- Baldina
- Coordinates: 33°41′20″S 139°04′44″E﻿ / ﻿33.688920°S 139.0788°E
- Population: 12 (SAL 2021)
- Postcode(s): 5417
- LGA(s): Regional Council of Goyder
- State electorate(s): Stuart
- Federal division(s): Grey
Localities around Baldina:
| Burra | Mongolata | Burra Eastern Districts |
| Burra | Baldina | Burra Eastern Districts |
| Burra | Worlds End | Worlds End |
- Footnotes: Coordinates

= Baldina, South Australia =

Baldina is a rural locality in the Mid North region of South Australia, situated in the Regional Council of Goyder. It was established in August 2000, when boundaries were formalised for the "long established local name".

The name Baldina stems from an Aboriginal word for a set of springs on Baldina Creek. The name was used for two pastoral runs in the area: the Baldina Run, established by Henry Ayers in 1851, and the Baldina Creek Run by Alfred Barker in 1855–1856. The cadastral Hundred of Baldina was proclaimed on 30 December 1875; the hundred boundaries also include roughly half of modern Worlds End and a section of Burra Eastern Districts.

Baldina School opened in 1885 and closed in 1930, held in a Lutheran chapel. There were at least four former churches in the Hundred of Baldina: the Upper Bright (Baldina) Lutheran Church (1887-1960), the Baldina Plains (St Paul's) Lutheran Church (1878-1913) east of the Burra-Morgan Road, the Baldina Methodist Church, and the Douglas Primitive Methodist Church. A hotel, Midwinter's Hotel, was licensed in 1880 and served as a local meeting place, but was destroyed by fire in 1887. Baldina also once had its own post office.

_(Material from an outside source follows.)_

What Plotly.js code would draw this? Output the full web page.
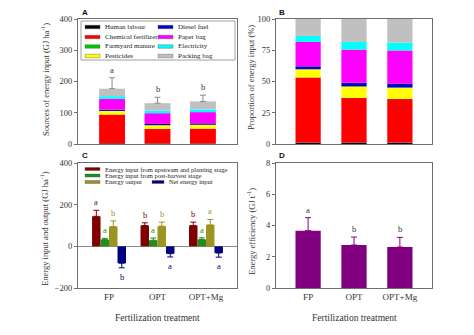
<!DOCTYPE html>
<html><head><meta charset="utf-8">
<script src="https://cdn.plot.ly/plotly-3.0.1.min.js"></script>
<style>html,body{margin:0;padding:0;background:#fff}#chart{width:474px;height:335px}</style>
</head><body><div id="chart"></div>
<script>
// ---------- data ----------
const categories = ['FP', 'OPT', 'OPT+Mg'];

// Panel A: sources of energy input (GJ ha-1)
const sourceNames = ['Human labour', 'Chemical fertilizer', 'Farmyard manure', 'Pesticides',
                     'Diesel fuel', 'Paper bag', 'Electricity', 'Packing bag'];
const humanLabour      = [2.0, 1.5, 1.5];
const chemFertilizer   = [92.0, 46.5, 47.5];
const farmyardManure   = [0.3, 0.3, 0.3];
const pesticides       = [11.5, 11.8, 12.2];
const dieselFuel       = [4.2, 4.0, 4.5];
const paperBag         = [34.5, 34.5, 36.0];
const electricity      = [8.5, 8.0, 8.5];
const packingBag       = [24.0, 24.0, 25.8];
const totalInputErr    = [35, 19, 20];
const totalInputLetters = ['a', 'b', 'b'];

// Panel C: energy input and output (GJ ha-1)
const seriesCNames = ['Energy input from upstream and planting stage', 'Energy input from post-harvest stage',
                      'Energy output', 'Net energy input'];
const upstreamInput    = [144, 100, 100];
const upstreamErr      = [29, 13, 16];
const upstreamLetters  = ['a', 'b', 'b'];
const postHarvestInput = [32, 29, 33];
const postHarvestErr   = [6, 11, 8];
const postHarvestLetters = ['a', 'a', 'a'];
const energyOutput     = [95, 97, 103];
const energyOutputErr  = [27, 19, 26];
const energyOutputLetters = ['b', 'b', 'a'];
const netEnergyInput   = [-81, -35, -32];
const netEnergyErr     = [22, 16, 20];
const netEnergyLetters = ['b', 'a', 'a'];

// Panel D: energy efficiency (GJ t-1)
const energyEfficiency = [3.67, 2.75, 2.62];
const energyEffErr     = [0.83, 0.51, 0.62];
const energyEffLetters = ['a', 'b', 'b'];

// ---------- styling ----------
const W = 474, H = 335;
const px = x => x / W, py = y => 1 - y / H;
const serif = 'Liberation Serif, Times New Roman, serif';
const sans = 'Liberation Sans, Arial, sans-serif';
const frame = '#6e6e6e';
const sourceColors = ['#000000', '#ff0000', '#00c800', '#ffff00', '#0000c8', '#ff00ff', '#00ffff', '#c0c0c0'];
const cColors = ['#800000', '#1e8c1e', '#9c9420', '#000080'];
const purple = '#800080';

const sources = [humanLabour, chemFertilizer, farmyardManure, pesticides, dieselFuel, paperBag, electricity, packingBag];
const totals = categories.map((_, i) => sources.reduce((s, a) => s + a[i], 0));

const traces = [];
const annotations = [];
const shapes = [];

// Panel A & B stacked bars
let cumA = categories.map(() => 0);
let cumB = categories.map(() => 0);
sources.forEach((vals, k) => {
  const pct = vals.map((v, i) => v / totals[i] * 100);
  const isTop = k === sources.length - 1;
  traces.push({
    type: 'bar', x: categories, y: vals, base: cumA.slice(), xaxis: 'x', yaxis: 'y',
    width: 0.57, marker: {color: sourceColors[k], line: {width: 0}}, name: sourceNames[k], showlegend: false,
    error_y: isTop ? {type: 'data', array: totalInputErr, arrayminus: [0, 0, 0], symmetric: false,
                      color: '#8a8a8a', thickness: 1, width: 3} : {visible: false}
  });
  traces.push({
    type: 'bar', x: categories, y: pct, base: cumB.slice(), xaxis: 'x2', yaxis: 'y2',
    width: 0.55, marker: {color: sourceColors[k], line: {width: 0}}, name: sourceNames[k], showlegend: false
  });
  cumA = cumA.map((c, i) => c + vals[i]);
  cumB = cumB.map((c, i) => c + pct[i]);
});
categories.forEach((c, i) => {
  annotations.push({xref: 'x', yref: 'y', x: i, y: totals[i] + totalInputErr[i], yshift: 8,
    text: totalInputLetters[i], showarrow: false, font: {family: serif, size: 8.5, color: '#333'}});
});

// Panel C grouped bars
const cSeries = [
  [upstreamInput, upstreamErr, upstreamLetters],
  [postHarvestInput, postHarvestErr, postHarvestLetters],
  [energyOutput, energyOutputErr, energyOutputLetters],
  [netEnergyInput, netEnergyErr, netEnergyLetters]
];
const cWidth = 0.175;
const cOffsets = [-0.35, -0.175, 0, 0.175];
cSeries.forEach(([vals, errs, letters], k) => {
  const neg = vals[0] < 0;
  traces.push({
    type: 'bar', x: categories, y: vals, xaxis: 'x3', yaxis: 'y3',
    width: cWidth, offset: cOffsets[k], marker: {color: cColors[k], line: {width: 0}},
    name: seriesCNames[k], showlegend: false,
    error_y: {type: 'data', array: neg ? errs.map(() => 0) : errs, arrayminus: neg ? errs : errs.map(() => 0),
              symmetric: false, color: cColors[k], thickness: 1, width: 3}
  });
  categories.forEach((c, i) => {
    annotations.push({xref: 'x3', yref: 'y3', x: i + cOffsets[k] + cWidth / 2,
      y: neg ? vals[i] - errs[i] : vals[i] + errs[i], yshift: neg ? -9 : 8,
      text: letters[i], showarrow: false, font: {family: serif, size: 8.5, color: cColors[k]}});
  });
});

// Panel D
traces.push({
  type: 'bar', x: categories, y: energyEfficiency, xaxis: 'x4', yaxis: 'y4', width: 0.55,
  marker: {color: purple, line: {width: 0}}, showlegend: false,
  error_y: {type: 'data', array: energyEffErr, arrayminus: [0, 0, 0], symmetric: false, color: purple, thickness: 1, width: 3}
});
categories.forEach((c, i) => {
  annotations.push({xref: 'x4', yref: 'y4', x: i, y: energyEfficiency[i] + energyEffErr[i], yshift: 8,
    text: energyEffLetters[i], showarrow: false, font: {family: serif, size: 8.5, color: '#333'}});
});

// ---------- manual legends ----------
function legendItem(x0, x1, yc, h, color, label, fs) {
  shapes.push({type: 'rect', xref: 'paper', yref: 'paper', x0: px(x0), x1: px(x1), y0: py(yc + h / 2), y1: py(yc - h / 2),
    fillcolor: color, line: {color: '#555', width: 0.4}});
  annotations.push({xref: 'paper', yref: 'paper', x: px(x1 + 3), y: py(yc), xanchor: 'left', yanchor: 'middle',
    text: label, showarrow: false, font: {family: serif, size: fs, color: '#222'}});
}
const aRows = [27, 37, 46.5, 56];
sourceNames.forEach((n, k) => {
  const col = Math.floor(k / 4), row = k % 4;
  const x0 = col === 0 ? 85 : 158;
  legendItem(x0, x0 + 15, aRows[row], 3.5, sourceColors[k], n, 7);
});
shapes.push({type: 'rect', xref: 'paper', yref: 'paper', x0: px(81), x1: px(235), y0: py(60), y1: py(21),
  line: {color: '#888', width: 0.8}, fillcolor: 'rgba(0,0,0,0)'});
legendItem(85, 100, 169, 3, cColors[0], seriesCNames[0], 6.5);
legendItem(85, 100, 175.5, 3, cColors[1], seriesCNames[1], 6.5);
legendItem(85, 100, 182, 3, cColors[2], seriesCNames[2], 6.5);
legendItem(152, 164, 182, 3, cColors[3], seriesCNames[3], 6.5);

// ---------- titles / panel labels ----------
const panelLabels = [['A', 80, 12], ['B', 277, 12], ['C', 80, 156], ['D', 277, 156]];
panelLabels.forEach(([t, x, y]) => annotations.push({xref: 'paper', yref: 'paper', x: px(x), y: py(y),
  xanchor: 'left', yanchor: 'middle', text: '<b>' + t + '</b>', showarrow: false, font: {family: sans, size: 8, color: '#111'}}));
const yTitles = [
  ['Sources of energy input (GJ ha<sup>-1</sup>)', 45, 80],
  ['Proportion of energy input (%)', 251, 78],
  ['Energy input and output (GJ ha<sup>-1</sup>)', 45, 229],
  ['Energy efficiency (GJ t<sup>-1</sup>)', 251, 232]
];
yTitles.forEach(([t, x, y]) => annotations.push({xref: 'paper', yref: 'paper', x: px(x), y: py(y),
  xanchor: 'center', yanchor: 'middle', textangle: -90, text: t, showarrow: false,
  font: {family: serif, size: 8.5, color: '#333'}}));
[[157.5, 318], [354, 318]].forEach(([x, y]) => annotations.push({xref: 'paper', yref: 'paper', x: px(x), y: py(y),
  xanchor: 'center', yanchor: 'middle', text: 'Fertilization treatment', showarrow: false,
  font: {family: serif, size: 9.5, color: '#333'}}));

// ---------- axes ----------
const xLeft = [px(78), px(237)], xRight = [px(276), px(432)];
const yTop = [py(144), py(19)], yBot = [py(288), py(163)];
const baseX = {showline: true, mirror: true, linecolor: frame, linewidth: 1, showgrid: false, zeroline: false,
  type: 'category', fixedrange: true};
const baseY = {showline: true, mirror: true, linecolor: frame, linewidth: 1, showgrid: false, zeroline: false,
  ticks: 'outside', ticklen: 3, tickcolor: frame, tickfont: {family: serif, size: 8.5, color: '#333'}, fixedrange: true};
const layout = {
  width: W, height: H, margin: {l: 0, r: 0, t: 0, b: 0}, paper_bgcolor: '#fff', plot_bgcolor: '#fff',
  barmode: 'overlay', showlegend: false,
  xaxis:  Object.assign({}, baseX, {domain: xLeft, anchor: 'y', range: [-0.75, 2.75], showticklabels: false, ticks: ''}),
  yaxis:  Object.assign({}, baseY, {domain: yTop, anchor: 'x', range: [0, 400], dtick: 100}),
  xaxis2: Object.assign({}, baseX, {domain: xRight, anchor: 'y2', range: [-0.7, 2.7], showticklabels: false, ticks: ''}),
  yaxis2: Object.assign({}, baseY, {domain: yTop, anchor: 'x2', range: [0, 100], dtick: 25}),
  xaxis3: Object.assign({}, baseX, {domain: xLeft, anchor: 'y3', range: [-0.64, 2.64], ticks: '',
    tickfont: {family: serif, size: 9, color: '#333'}}),
  yaxis3: Object.assign({}, baseY, {domain: yBot, anchor: 'x3', range: [-200, 400], dtick: 200,
    zeroline: true, zerolinecolor: '#8a8a8a', zerolinewidth: 1}),
  xaxis4: Object.assign({}, baseX, {domain: xRight, anchor: 'y4', range: [-0.7, 2.7], ticks: '',
    tickfont: {family: serif, size: 9, color: '#333'}}),
  yaxis4: Object.assign({}, baseY, {domain: yBot, anchor: 'x4', range: [0, 8], dtick: 2}),
  annotations: annotations, shapes: shapes
};
Plotly.newPlot('chart', traces, layout, {displayModeBar: false, staticPlot: true});
</script></body></html>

The locality also includes the Red Banks Conservation Park, claimed to be one of the richest megafauna sites in Australia, and the Baldina pastoral station. Baldina Cemetery is now located in Burra Eastern Districts due to changes to local boundaries.

There are also two former towns within the current boundaries: Douglas and Kilto. Douglas, along Eastern Road in the north of Baldina, was surveyed in March 1877 and declared to have ceased to exist on 18 June 1981. Kilto, now in the south of Baldina, was gazetted as an unbounded locality; it had originally been named Klaebes, but was one of the Germanic place names renamed during World War I. Klaebes Post Office opened in August 1879, closed in December 1910, and reopened around 1913; its final closure date is unknown.